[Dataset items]
▼

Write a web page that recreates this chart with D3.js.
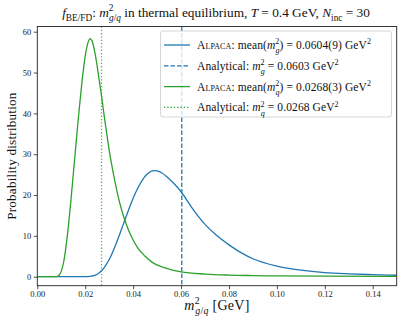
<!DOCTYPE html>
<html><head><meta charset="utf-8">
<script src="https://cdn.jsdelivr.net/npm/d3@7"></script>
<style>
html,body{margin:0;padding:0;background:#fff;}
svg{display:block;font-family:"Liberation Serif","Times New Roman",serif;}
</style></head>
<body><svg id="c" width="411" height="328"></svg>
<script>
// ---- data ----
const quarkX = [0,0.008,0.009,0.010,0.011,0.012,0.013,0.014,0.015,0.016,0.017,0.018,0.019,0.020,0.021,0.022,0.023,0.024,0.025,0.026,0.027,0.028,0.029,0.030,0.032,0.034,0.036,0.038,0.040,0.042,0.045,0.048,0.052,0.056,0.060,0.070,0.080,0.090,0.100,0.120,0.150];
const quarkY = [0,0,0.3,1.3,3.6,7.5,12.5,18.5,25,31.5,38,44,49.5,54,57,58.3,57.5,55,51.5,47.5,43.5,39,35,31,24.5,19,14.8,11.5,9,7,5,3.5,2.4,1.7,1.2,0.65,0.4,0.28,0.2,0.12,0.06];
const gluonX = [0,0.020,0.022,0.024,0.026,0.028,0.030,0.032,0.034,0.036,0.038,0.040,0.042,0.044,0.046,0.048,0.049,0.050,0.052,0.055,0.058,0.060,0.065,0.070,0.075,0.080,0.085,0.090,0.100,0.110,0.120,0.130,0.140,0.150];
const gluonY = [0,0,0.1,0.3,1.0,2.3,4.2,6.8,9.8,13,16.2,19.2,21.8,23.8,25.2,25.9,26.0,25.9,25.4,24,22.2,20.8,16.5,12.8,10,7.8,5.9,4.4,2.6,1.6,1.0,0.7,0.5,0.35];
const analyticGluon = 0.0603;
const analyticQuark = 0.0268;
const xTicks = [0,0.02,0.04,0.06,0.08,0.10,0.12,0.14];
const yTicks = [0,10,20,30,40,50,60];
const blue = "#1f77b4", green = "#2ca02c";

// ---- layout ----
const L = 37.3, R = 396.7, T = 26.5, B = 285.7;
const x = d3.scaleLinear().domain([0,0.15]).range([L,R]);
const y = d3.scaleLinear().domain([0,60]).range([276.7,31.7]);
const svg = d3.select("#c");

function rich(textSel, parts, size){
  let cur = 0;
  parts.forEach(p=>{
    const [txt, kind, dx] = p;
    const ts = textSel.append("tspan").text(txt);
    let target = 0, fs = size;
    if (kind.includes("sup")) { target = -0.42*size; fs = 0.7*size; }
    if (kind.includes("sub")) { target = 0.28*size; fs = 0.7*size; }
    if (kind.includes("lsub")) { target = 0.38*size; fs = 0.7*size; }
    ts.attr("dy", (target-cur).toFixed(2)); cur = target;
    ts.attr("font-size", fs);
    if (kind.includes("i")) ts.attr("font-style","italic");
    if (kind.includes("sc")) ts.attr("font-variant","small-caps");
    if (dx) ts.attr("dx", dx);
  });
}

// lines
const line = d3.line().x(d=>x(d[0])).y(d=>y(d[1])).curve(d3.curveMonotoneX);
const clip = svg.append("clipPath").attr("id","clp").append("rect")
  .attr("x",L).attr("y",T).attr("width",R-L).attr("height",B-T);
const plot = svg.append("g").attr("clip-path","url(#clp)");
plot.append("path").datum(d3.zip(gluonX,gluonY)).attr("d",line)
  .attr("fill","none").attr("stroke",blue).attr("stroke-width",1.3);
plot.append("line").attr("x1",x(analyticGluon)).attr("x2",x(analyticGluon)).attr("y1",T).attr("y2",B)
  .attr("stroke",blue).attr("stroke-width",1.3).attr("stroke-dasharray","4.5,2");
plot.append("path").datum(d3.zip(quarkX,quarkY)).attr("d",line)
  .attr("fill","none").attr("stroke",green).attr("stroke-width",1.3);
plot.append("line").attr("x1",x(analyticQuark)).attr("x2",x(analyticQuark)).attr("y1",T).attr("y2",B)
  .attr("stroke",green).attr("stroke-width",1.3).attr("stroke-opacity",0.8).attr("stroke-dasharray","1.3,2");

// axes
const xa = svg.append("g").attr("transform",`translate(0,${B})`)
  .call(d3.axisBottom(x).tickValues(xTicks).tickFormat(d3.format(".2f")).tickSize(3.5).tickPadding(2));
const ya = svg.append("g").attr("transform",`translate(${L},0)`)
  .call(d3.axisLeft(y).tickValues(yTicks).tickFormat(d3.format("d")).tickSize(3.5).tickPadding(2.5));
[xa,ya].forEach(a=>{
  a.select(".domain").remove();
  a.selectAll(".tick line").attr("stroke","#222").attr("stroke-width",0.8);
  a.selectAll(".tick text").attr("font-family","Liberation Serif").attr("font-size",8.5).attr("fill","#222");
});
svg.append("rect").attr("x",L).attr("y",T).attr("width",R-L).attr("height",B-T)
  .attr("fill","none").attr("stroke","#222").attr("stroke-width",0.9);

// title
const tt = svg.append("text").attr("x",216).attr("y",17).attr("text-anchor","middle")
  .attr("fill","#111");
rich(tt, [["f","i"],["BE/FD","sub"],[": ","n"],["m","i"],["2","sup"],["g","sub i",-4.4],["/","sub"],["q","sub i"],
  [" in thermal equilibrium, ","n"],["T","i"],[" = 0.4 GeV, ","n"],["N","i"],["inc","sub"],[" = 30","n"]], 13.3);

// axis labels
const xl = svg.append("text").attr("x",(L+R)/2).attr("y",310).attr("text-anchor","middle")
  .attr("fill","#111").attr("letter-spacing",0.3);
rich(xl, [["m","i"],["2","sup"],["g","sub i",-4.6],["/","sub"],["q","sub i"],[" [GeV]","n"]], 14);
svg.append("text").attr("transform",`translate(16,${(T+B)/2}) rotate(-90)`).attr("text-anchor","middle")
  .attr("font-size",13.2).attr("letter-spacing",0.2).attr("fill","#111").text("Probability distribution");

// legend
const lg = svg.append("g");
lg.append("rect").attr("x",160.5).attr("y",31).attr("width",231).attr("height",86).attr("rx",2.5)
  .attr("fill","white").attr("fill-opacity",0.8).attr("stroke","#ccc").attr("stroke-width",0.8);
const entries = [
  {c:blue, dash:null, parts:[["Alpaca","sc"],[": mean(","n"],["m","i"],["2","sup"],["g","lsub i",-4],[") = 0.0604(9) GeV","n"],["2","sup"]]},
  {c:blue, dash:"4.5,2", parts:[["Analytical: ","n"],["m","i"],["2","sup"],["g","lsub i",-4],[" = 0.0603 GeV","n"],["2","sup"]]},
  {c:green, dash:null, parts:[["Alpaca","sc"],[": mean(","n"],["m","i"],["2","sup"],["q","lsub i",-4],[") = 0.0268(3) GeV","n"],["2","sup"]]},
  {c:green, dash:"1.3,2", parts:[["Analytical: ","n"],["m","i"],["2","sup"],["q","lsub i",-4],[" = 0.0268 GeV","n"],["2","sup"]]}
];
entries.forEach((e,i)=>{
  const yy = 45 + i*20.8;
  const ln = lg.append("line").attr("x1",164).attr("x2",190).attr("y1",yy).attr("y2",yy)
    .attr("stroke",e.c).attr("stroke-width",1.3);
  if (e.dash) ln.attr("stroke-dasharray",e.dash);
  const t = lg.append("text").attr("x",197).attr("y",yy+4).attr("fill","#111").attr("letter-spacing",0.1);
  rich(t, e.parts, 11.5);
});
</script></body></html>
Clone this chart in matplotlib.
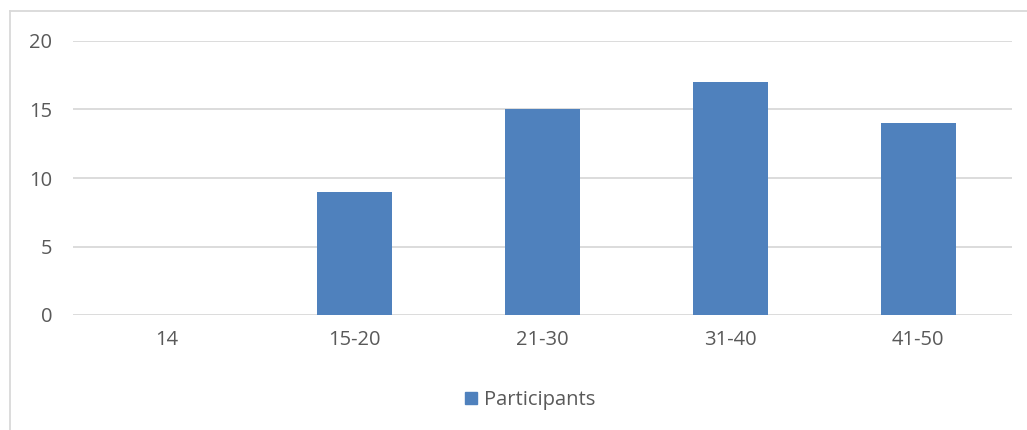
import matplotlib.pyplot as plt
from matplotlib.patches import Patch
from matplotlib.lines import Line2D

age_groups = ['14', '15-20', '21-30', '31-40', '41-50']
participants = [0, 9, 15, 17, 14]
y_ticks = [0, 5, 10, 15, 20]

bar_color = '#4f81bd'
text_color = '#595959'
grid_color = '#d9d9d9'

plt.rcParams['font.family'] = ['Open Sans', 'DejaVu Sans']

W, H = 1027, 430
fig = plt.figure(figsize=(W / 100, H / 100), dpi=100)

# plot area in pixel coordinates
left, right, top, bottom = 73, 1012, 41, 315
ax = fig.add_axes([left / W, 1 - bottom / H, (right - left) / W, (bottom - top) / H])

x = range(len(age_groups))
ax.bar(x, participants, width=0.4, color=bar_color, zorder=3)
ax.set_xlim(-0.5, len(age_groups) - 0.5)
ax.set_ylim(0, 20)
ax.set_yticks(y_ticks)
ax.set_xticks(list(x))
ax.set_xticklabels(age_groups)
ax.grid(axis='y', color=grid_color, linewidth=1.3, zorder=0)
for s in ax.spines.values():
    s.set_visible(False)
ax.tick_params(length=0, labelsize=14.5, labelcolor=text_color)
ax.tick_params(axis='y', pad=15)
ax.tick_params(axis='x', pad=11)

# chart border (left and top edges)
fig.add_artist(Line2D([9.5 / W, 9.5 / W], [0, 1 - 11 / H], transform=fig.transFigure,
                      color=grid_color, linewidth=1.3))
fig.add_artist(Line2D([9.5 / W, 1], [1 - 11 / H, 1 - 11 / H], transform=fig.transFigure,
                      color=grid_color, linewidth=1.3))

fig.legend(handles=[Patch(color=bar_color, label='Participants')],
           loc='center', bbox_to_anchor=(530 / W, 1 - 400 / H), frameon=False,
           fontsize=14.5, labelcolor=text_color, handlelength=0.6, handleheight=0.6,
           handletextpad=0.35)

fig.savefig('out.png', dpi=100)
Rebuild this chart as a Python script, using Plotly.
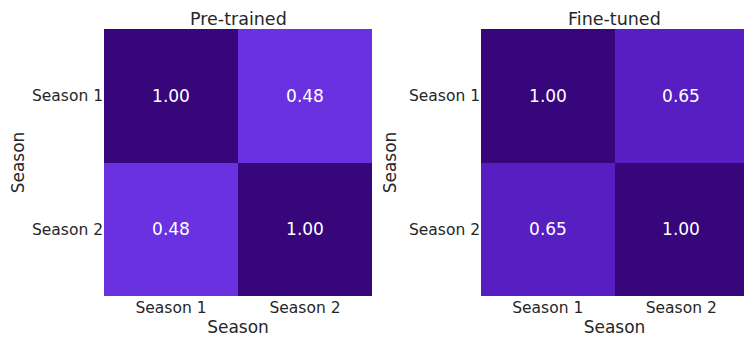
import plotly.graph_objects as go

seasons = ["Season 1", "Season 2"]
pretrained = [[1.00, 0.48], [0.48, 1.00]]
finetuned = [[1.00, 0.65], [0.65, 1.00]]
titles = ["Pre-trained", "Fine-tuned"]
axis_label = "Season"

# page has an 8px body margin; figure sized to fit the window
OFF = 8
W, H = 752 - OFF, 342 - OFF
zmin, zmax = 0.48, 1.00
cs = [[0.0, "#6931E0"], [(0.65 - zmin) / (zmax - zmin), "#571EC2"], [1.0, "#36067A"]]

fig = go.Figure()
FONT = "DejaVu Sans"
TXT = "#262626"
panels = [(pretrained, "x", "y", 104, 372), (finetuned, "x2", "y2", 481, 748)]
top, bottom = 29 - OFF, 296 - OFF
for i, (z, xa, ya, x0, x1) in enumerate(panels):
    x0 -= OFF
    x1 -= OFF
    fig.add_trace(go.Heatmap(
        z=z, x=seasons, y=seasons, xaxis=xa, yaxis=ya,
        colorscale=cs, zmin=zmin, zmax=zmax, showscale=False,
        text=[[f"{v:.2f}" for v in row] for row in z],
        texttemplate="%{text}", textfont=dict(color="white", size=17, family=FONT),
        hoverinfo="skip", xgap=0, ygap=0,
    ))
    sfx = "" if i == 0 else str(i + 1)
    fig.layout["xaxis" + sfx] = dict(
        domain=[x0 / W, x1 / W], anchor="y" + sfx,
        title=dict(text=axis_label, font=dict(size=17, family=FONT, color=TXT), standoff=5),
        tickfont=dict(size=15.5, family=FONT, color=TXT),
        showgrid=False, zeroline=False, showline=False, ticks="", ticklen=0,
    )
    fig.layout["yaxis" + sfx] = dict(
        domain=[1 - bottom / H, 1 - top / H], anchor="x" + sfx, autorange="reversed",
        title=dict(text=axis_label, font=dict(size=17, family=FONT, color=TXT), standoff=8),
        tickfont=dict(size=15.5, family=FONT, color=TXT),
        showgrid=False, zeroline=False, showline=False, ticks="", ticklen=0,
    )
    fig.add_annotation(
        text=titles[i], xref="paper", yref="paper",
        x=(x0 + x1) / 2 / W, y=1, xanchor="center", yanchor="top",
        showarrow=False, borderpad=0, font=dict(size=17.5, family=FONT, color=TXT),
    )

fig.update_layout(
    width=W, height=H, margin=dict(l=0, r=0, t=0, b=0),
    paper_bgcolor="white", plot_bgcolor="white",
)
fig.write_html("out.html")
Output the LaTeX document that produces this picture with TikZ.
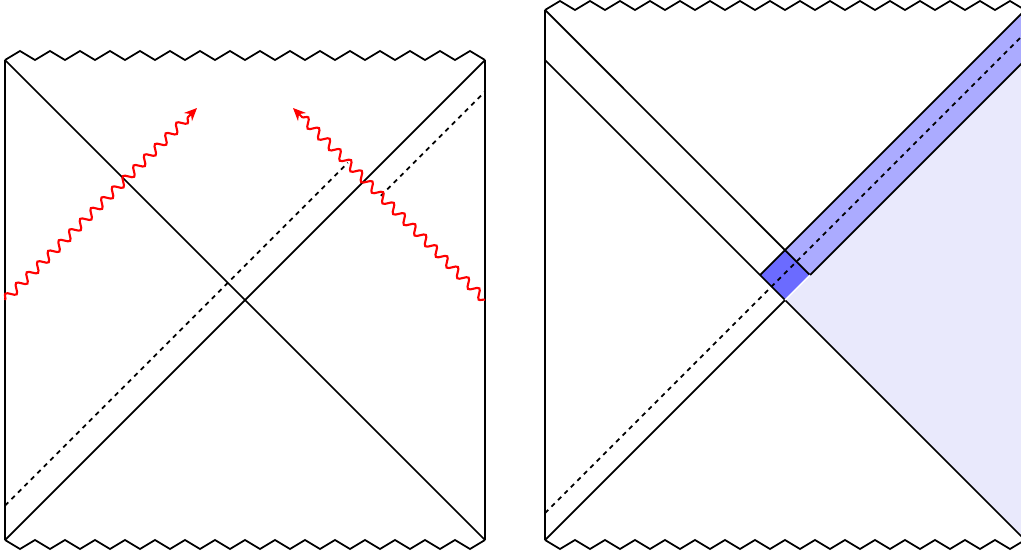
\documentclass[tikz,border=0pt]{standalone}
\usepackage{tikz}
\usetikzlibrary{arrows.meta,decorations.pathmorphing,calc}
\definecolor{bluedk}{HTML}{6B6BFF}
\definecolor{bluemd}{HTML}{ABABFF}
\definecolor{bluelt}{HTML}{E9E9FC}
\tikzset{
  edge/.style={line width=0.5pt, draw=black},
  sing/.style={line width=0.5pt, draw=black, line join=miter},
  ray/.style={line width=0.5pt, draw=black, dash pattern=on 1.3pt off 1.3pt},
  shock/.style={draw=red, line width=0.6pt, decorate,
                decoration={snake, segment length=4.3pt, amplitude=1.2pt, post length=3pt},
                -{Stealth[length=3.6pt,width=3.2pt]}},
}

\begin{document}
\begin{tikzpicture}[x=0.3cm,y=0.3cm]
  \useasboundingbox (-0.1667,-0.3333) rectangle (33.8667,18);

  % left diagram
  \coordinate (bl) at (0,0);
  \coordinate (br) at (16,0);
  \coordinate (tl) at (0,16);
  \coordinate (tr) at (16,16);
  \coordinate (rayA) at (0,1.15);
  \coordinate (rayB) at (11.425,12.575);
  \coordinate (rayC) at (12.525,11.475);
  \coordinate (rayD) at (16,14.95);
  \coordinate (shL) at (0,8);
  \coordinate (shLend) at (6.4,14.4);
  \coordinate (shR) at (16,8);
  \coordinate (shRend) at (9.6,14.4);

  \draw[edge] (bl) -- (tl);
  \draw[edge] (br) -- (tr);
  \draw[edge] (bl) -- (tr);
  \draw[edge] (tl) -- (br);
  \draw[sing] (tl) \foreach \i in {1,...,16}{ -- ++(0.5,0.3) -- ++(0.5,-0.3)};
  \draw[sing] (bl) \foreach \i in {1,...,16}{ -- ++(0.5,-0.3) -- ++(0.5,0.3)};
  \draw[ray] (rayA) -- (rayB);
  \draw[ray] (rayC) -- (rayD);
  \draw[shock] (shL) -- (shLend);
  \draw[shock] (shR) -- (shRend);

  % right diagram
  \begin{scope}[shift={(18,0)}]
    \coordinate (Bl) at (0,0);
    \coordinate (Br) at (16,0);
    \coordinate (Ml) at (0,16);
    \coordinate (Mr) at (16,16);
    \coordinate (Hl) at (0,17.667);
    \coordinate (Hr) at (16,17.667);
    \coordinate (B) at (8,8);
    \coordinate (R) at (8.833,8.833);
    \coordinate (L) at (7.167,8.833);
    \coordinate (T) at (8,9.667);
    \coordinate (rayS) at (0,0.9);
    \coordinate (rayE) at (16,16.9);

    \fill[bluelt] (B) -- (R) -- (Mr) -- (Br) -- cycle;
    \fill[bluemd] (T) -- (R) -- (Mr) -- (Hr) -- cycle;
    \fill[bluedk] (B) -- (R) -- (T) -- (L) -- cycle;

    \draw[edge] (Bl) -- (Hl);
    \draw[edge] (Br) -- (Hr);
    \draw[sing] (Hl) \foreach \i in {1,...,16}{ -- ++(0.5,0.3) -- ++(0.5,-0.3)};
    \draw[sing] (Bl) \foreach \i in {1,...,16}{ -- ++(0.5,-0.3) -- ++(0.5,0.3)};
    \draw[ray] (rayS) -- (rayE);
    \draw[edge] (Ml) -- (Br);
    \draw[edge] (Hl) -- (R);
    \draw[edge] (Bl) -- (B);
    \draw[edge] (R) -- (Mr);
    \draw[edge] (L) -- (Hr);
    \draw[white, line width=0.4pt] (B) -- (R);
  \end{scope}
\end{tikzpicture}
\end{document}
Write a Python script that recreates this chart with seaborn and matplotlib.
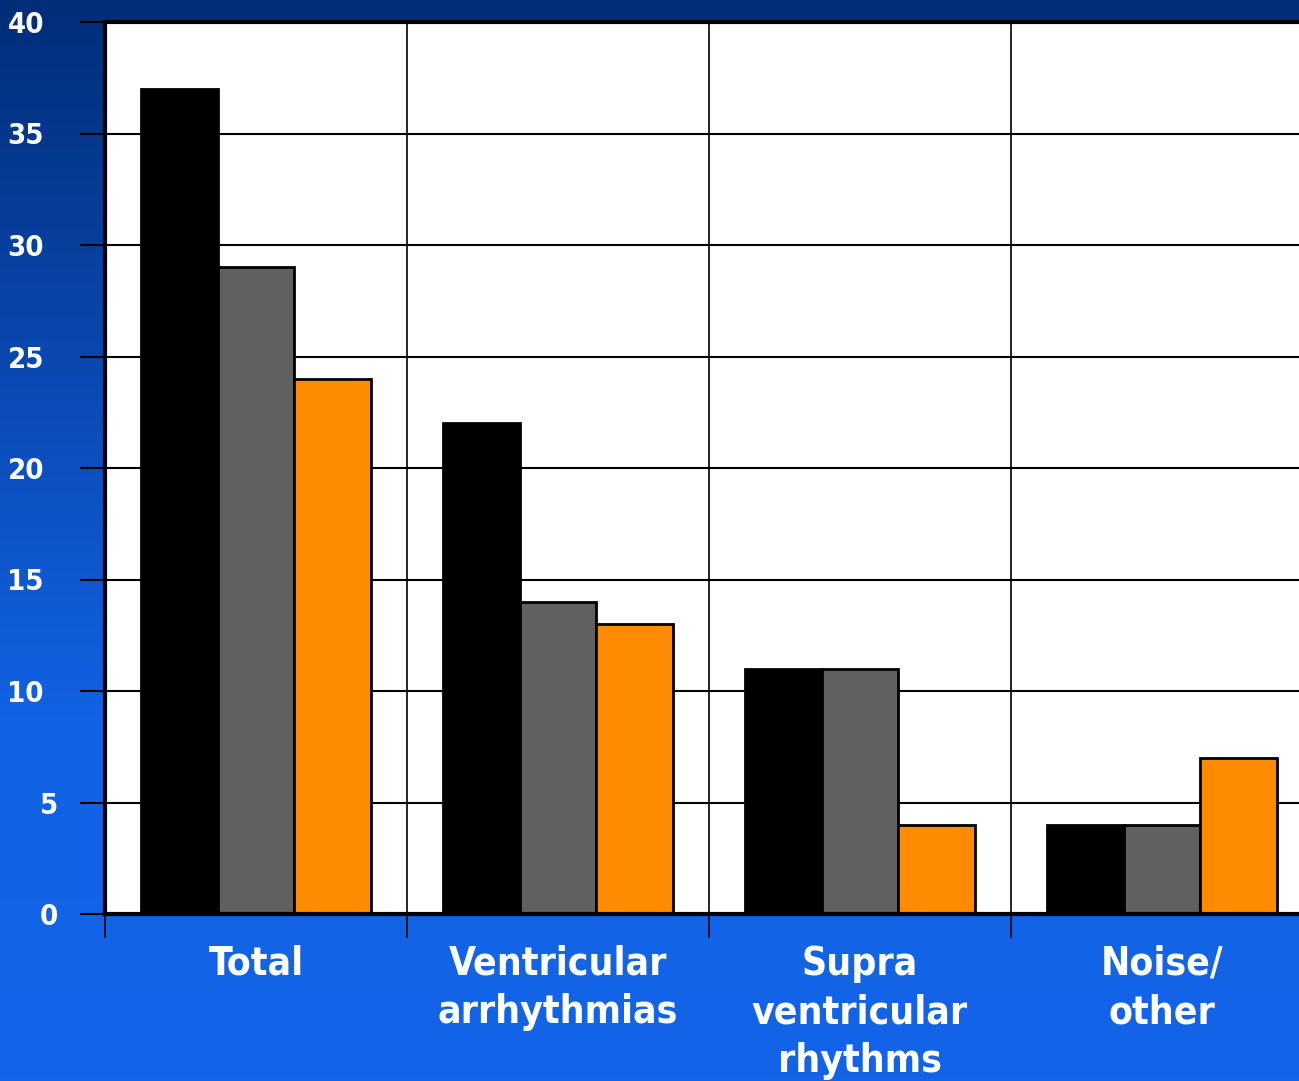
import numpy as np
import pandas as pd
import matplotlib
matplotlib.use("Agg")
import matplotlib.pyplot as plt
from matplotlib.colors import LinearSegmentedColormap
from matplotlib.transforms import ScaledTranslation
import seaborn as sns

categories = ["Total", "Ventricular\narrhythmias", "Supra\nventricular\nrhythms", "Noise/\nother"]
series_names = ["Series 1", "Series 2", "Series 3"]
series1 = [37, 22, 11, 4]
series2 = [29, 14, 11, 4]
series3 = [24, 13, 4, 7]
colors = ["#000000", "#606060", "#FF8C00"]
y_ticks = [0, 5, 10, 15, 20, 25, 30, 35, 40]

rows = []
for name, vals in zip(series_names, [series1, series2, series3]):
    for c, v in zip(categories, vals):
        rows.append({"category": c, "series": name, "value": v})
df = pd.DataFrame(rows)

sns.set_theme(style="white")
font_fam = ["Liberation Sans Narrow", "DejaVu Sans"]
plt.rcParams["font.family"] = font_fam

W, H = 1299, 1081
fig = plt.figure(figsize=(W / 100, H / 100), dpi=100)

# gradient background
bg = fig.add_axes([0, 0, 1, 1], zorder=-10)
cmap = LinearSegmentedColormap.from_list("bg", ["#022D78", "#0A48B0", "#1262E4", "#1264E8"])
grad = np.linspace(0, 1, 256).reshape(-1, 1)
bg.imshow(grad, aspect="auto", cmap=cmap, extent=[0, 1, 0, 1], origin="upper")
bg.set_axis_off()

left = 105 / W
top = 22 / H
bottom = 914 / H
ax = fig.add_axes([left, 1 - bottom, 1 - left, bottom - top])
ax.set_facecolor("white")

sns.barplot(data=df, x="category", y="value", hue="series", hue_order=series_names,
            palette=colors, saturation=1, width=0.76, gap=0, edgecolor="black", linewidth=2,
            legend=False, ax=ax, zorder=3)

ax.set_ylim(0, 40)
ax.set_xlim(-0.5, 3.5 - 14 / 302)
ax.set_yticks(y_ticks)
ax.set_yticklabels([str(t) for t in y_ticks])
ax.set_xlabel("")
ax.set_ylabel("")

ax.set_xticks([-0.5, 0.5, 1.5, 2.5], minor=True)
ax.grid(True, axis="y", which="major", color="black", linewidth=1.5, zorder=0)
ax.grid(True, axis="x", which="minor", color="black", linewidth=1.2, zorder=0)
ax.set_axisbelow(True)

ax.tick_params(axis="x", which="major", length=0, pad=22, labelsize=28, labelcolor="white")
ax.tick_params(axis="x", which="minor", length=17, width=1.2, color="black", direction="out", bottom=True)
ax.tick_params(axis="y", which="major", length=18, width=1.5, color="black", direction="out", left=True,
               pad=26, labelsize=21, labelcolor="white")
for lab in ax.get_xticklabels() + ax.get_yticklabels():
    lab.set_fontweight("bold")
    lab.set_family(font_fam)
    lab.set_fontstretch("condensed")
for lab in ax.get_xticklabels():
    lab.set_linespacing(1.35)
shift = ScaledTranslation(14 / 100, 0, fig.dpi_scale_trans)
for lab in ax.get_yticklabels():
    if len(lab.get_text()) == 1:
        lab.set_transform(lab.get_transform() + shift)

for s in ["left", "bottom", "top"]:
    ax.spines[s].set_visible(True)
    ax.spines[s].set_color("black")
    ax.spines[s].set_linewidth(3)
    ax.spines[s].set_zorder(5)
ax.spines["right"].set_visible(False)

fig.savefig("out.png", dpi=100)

▲

REQUIREMENT »
Above are some records. Output exactly the lines from the one that contains "Clone this chart in matplotlib." to the one that contains "grid_color = '#d9d9d9'", keeping both, and omit the pictures.

SOLUTION BELOW »
Clone this chart in matplotlib.
import matplotlib.pyplot as plt
from matplotlib.patches import Patch
from matplotlib.lines import Line2D

age_groups = ['14', '15-20', '21-30', '31-40', '41-50']
participants = [0, 9, 15, 17, 14]
y_ticks = [0, 5, 10, 15, 20]

bar_color = '#4f81bd'
text_color = '#595959'
grid_color = '#d9d9d9'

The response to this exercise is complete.